Fighting About Reclining Seats! Really? Yes, Really!!!

September 3, 2014

By now you‘ve surely heard about the new battle for freedom and personal space aka Reclining Air Wars. I first heard about this particular form of folderol when I read Flight Diverted When Passengers Feud Over Reclining Seat, by Eyder Peralta for the Two-Way at NPR on August 26. The down low? On United Airlines Flight 1462, a Row 11 passenger threw a hissy fit when the Row 12 passenger behind her used his Knee Defender—it costs $21.95—to prevent Ms. Row 11 from reclining. Water from Row 11 ended up on Row 12 (I guess there’s no drought at 36,000 feet), the pilot said “enough,” the plane made an unscheduled landing in Chicago, and Rows 11 and 12 each had one empty seat for the rest of the trip.

I assumed this story was a pile of nonsense, but it’s got legs. Reportedly, two more planes have been diverted and “lightened.” And, on September 1, New York Times business travel columnist, great writer—and my friend—Joe Sharkey wrote Business Fliers on a Budget, and Seats That Don’t Budge. That’s cred! (Because Mark Rubin Writes searches out what you won’t readily find, here’s Stephen Mihm for BloombergView, with The Incredible Shrinking Airline Seat Has a Back Story. Learn everything you wanted to know about why we have reclining seats. And, for those with a passion for markets, read Two Innovative Solutions from The Economist on September 3.)

Now, I don’t want to make light of this situation, but … get an effing life, people! Behave yourselves! Rare is the domestic flight that lasts more than 3-4 hours. With or without your tray table and a laptop, it’s crowded back in steerage. Yes, it’s more crowded when the person in front of you reclines, especially when he or she is, how do we say it appropriately, weight-challenged! (Seat backs in coach are skinny, with lots of give. If they were stiff and sturdy like first class seat backs, we’d all have our knees next to our noses!) Still, figure it out!!!

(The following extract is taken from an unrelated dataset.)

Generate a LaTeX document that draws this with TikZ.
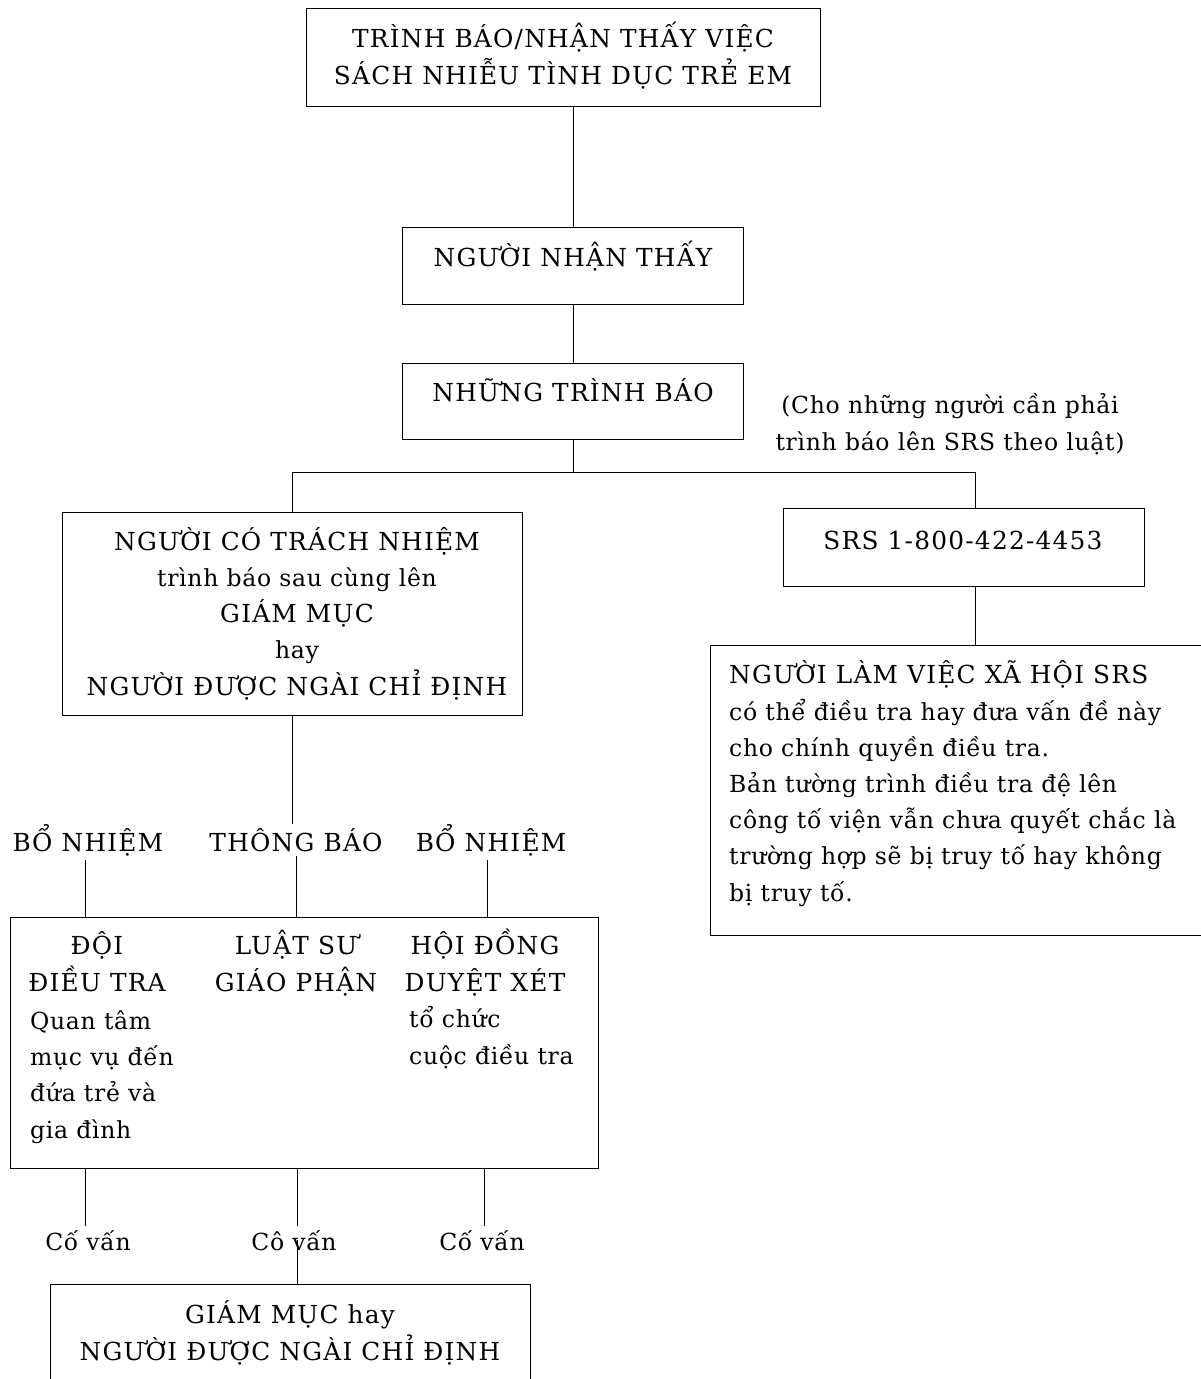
\documentclass[tikz,border=0pt]{standalone}
\usepackage{fontspec}
\setmainfont{DejaVu Serif}
\newfontfamily\capf[LetterSpace=5]{DejaVu Serif}
\newfontfamily\lowf[LetterSpace=3]{DejaVu Serif}
\newcommand\CF{\capf\fontsize{24.8}{36.2}\selectfont}
\newcommand\LF{\lowf\fontsize{23.5}{36.2}\selectfont}
\begin{document}
\begin{tikzpicture}[x=1pt,y=-1pt,
  box/.style={draw,line width=1.2pt,inner sep=0pt,anchor=north west},
  conn/.style={line width=0.9pt},
  txt/.style={inner sep=0pt,anchor=base,align=center},
  ltxt/.style={inner sep=0pt,anchor=base west,align=left},
  lab/.style={inner sep=4pt,anchor=base}]
\useasboundingbox (0,0) rectangle (1201,1379);
% boxes
\node[box,minimum width=514pt,minimum height=98pt] (top) at (306,8) {};
\node[box,minimum width=341pt,minimum height=77pt] (n2) at (402,227) {};
\node[box,minimum width=341pt,minimum height=76pt] (n3) at (402,363) {};
\node[box,minimum width=460pt,minimum height=203pt] (lbox) at (62,512) {};
\node[box,minimum width=361pt,minimum height=78pt] (srs) at (783,508) {};
\node[box,minimum width=510pt,minimum height=290pt] (work) at (710,645) {};
\node[box,minimum width=588pt,minimum height=251pt] (b4) at (10,917) {};
\node[box,minimum width=480pt,minimum height=130pt] (b5) at (50,1284) {};
% texts (anchor = baseline of the last line)
\node[txt,font=\CF] (ttop) at (563,84) {TRÌNH BÁO/NHẬN THẤY VIỆC\\SÁCH NHIỄU TÌNH DỤC TRẺ EM};
\node[txt,font=\CF] (t2) at (573,266) {NGƯỜI NHẬN THẤY};
\node[txt,font=\CF] (t3) at (573,401) {NHỮNG TRÌNH BÁO};
\node[txt,font=\LF] (note) at (950,450) {(Cho những người cần phải\\trình báo lên SRS theo luật)};
\node[txt,font=\CF] (tl) at (297,695) {NGƯỜI CÓ TRÁCH NHIỆM\\{\LF trình báo sau cùng lên}\\GIÁM MỤC\\{\LF hay}\\NGƯỜI ĐƯỢC NGÀI CHỈ ĐỊNH};
\node[txt,font=\CF] (tsrs) at (963,549) {SRS 1-800-422-4453};
\node[ltxt,font=\LF] (tw) at (729,901) {{\CF NGƯỜI LÀM VIỆC XÃ HỘI SRS}\\có thể điều tra hay đưa vấn đề này\\cho chính quyền điều tra.\\Bản tường trình điều tra đệ lên\\công tố viện vẫn chưa quyết chắc là\\trường hợp sẽ bị truy tố hay không\\bị truy tố.};
% labels
\node[lab,font=\CF] (bo1) at (88,851) {BỔ NHIỆM};
\node[lab,font=\CF] (thong) at (296,851) {THÔNG BÁO};
\node[lab,font=\CF] (bo2) at (491,851) {BỔ NHIỆM};
% box4 texts
\node[txt,font=\CF] (c1a) at (97,991) {ĐỘI\\ĐIỀU TRA};
\node[ltxt,font=\LF] (c1b) at (30,1138) {Quan tâm\\mục vụ đến\\đứa trẻ và\\gia đình};
\node[txt,font=\CF] (c2) at (296,991) {LUẬT SƯ\\GIÁO PHẬN};
\node[txt,font=\CF] (c3a) at (485,991) {HỘI ĐỒNG\\DUYỆT XÉT};
\node[ltxt,font=\LF] (c3b) at (409,1064) {tổ chức\\cuộc điều tra};
% co van labels
\node[lab,font=\LF] (cv1) at (88,1250) {Cố vấn};
\node[lab,font=\LF] (cv2) at (294,1250) {Cô vấn};
\node[lab,font=\LF] (cv3) at (482,1250) {Cố vấn};
\node[txt,font=\CF] (t5) at (290,1360) {GIÁM MỤC hay\\NGƯỜI ĐƯỢC NGÀI CHỈ ĐỊNH};
% connectors
\coordinate (jr) at (975,472);
\draw[conn] (n2.north |- top.south) -- (n2.north);
\draw[conn] (n2.south) -- (n3.north);
\draw[conn] (n3.south) -- (n3.south |- jr);
\draw[conn] (lbox.north) |- (jr) -- (jr |- srs.north);
\draw[conn] (jr |- srs.south) -- (jr |- work.north);
\draw[conn] (lbox.south) -- (lbox.south |- thong.north);
\draw[conn] (85,0 |- bo1.south) -- (85,0 |- b4.north);
\draw[conn] (thong.south) -- (thong.south |- b4.north);
\draw[conn] (487,0 |- bo2.south) -- (487,0 |- b4.north);
\draw[conn] (85,0 |- b4.south) -- (85,0 |- cv1.north);
\draw[conn] (297,0 |- b4.south) -- (297,0 |- cv2.north);
\draw[conn] (297,0 |- cv2.center) -- (297,0 |- b5.north);
\draw[conn] (484,0 |- b4.south) -- (484,0 |- cv3.north);
\end{tikzpicture}
\end{document}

I use math to deal with expected discomfort lasting more than two hours. I’ll be 57 in several days. Leaving out the first 18 years of my life, and assuming eight resting hours per day (a dream for me), I’ve had more than 227,000 conscious, adult hours, and hope for another 150,000 or so. So what’s three or four uncomfortable ones? Really?

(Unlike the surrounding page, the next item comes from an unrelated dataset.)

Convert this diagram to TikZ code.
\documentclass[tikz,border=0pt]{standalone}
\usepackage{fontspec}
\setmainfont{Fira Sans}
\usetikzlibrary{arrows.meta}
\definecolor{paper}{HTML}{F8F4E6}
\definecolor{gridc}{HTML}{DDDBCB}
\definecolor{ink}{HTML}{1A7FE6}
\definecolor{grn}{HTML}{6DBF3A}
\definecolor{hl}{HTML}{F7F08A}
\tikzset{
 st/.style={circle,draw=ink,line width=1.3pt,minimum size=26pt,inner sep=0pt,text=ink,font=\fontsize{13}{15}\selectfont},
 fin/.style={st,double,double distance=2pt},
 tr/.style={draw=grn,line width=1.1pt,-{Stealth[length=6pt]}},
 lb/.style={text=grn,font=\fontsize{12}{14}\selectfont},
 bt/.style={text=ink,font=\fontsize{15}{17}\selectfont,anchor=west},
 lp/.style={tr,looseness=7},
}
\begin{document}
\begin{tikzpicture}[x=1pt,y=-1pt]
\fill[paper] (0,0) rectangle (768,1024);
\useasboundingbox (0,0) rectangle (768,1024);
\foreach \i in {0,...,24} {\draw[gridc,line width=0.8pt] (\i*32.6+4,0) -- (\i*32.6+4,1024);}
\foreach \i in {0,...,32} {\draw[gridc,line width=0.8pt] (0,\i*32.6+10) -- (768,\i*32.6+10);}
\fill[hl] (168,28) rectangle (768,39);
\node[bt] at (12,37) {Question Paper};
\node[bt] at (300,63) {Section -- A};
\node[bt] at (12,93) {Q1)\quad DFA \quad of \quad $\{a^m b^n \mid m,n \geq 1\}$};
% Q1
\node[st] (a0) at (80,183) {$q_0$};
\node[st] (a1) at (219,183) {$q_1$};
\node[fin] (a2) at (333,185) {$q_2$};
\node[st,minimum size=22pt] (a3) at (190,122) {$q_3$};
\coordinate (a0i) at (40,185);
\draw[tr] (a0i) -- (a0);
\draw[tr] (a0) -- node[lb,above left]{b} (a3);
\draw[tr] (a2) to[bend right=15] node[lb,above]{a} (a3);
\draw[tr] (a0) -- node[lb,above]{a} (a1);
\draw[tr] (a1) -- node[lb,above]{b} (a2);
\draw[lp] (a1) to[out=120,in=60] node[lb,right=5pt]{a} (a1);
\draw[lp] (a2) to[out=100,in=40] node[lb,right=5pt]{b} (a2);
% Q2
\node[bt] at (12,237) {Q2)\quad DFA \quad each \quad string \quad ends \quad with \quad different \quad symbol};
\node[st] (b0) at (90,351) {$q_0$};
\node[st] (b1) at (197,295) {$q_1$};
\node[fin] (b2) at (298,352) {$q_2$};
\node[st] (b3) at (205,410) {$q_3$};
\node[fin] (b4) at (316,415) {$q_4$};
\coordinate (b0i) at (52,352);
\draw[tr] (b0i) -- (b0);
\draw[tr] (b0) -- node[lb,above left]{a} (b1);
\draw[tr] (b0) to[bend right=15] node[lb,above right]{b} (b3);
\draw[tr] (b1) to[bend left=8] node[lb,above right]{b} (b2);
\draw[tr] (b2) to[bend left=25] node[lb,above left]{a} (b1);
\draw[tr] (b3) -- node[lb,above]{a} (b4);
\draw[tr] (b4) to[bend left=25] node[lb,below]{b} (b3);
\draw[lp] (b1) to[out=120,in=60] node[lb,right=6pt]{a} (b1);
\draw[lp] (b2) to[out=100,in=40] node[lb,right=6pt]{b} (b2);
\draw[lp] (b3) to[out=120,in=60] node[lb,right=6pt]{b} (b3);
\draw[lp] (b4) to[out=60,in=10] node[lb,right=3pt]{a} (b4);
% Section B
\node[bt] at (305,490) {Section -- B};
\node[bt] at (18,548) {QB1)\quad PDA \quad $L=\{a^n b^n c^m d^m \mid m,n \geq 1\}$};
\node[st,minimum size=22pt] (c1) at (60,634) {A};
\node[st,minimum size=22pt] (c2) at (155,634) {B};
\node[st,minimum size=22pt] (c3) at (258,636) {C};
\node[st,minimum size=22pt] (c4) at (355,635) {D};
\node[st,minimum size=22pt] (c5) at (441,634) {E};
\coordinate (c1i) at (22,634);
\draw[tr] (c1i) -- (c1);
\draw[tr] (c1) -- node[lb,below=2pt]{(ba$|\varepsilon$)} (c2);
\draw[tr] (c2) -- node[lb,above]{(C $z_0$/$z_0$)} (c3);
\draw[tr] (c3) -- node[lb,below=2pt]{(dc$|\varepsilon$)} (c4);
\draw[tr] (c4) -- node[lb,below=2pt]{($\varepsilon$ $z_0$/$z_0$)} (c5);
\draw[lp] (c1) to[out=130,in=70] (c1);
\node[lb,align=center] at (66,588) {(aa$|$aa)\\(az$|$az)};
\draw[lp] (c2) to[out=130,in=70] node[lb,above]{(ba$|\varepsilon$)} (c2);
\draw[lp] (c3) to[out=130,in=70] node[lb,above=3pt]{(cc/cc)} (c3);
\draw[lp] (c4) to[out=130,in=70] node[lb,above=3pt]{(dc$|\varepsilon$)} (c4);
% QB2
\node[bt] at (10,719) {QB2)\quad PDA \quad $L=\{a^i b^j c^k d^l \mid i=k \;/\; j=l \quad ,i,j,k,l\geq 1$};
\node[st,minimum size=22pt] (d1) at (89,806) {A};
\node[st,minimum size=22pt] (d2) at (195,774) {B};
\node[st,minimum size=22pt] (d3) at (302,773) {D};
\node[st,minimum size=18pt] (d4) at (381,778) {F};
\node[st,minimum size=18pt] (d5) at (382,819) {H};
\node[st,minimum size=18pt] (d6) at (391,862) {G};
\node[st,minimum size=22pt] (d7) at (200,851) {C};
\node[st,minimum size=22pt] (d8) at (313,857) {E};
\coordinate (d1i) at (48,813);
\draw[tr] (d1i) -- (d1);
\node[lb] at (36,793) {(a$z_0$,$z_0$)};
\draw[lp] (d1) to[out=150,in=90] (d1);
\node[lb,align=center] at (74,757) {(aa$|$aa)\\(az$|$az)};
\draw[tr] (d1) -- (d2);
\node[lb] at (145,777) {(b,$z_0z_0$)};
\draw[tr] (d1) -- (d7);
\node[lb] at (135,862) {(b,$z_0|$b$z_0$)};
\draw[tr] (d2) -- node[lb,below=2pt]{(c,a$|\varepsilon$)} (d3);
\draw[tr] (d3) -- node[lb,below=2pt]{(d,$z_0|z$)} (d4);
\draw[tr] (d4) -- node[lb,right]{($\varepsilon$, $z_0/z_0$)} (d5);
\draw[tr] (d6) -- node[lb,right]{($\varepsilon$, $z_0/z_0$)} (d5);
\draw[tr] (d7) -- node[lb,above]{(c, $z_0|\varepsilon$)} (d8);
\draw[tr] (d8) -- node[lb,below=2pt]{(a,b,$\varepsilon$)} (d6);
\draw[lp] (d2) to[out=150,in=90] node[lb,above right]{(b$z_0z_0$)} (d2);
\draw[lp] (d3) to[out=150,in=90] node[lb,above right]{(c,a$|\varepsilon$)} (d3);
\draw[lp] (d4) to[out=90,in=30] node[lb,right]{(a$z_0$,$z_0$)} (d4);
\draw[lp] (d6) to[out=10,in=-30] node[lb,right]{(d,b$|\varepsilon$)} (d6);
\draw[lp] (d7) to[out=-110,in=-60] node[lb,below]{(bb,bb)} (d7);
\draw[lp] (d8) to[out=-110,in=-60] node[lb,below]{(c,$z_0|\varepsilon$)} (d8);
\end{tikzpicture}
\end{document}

I also have a theory about all of this bad behavior. Here goes:

We do all have our limits. (The other night I went off on the Time Warner guy, whose number was on the Comcast website, when our phone/Internet/television was down. The dude was insistent that the merger had happened, but that he could not help me, just the same! The merger has not happened, no one can explain why Comcast’s number took me to Time Warner, and cable guys on the phone drive me nutso!) Digression aside, for many people, I think, being herded into a thin tube that will take them somewhere, without any ability to control anything along the way, tests their psyches. We’re in a thin tube which goes up, comes down, and stays up in between! How? We also get lots of orders: Tray tables in the upright and locked position; Return to your seat; Turn off your cell phone! Then there are the unknowns. When the pilot does his “flight attendants, prepare for arrival and cross-check,” what is “cross-check?” Three hundred plus flights, and I’m clueless.

The bottom line? Air travel dehumanizes us, especially in coach. Most of us have plenty of reserves, and we take the process in stride. Not so for everyone! And me? If you’re sitting in front of me, recline away. No worries, truly; I’m easy! But, if you’re behind me, your youngster is in that seat, and s/he is kicking on my seat back, 6&#3@#^7!

P.S. Joe Sharkey is definitely worthy of your time, traveler or not. His insights are keen, he writes very well, and he’s not shy!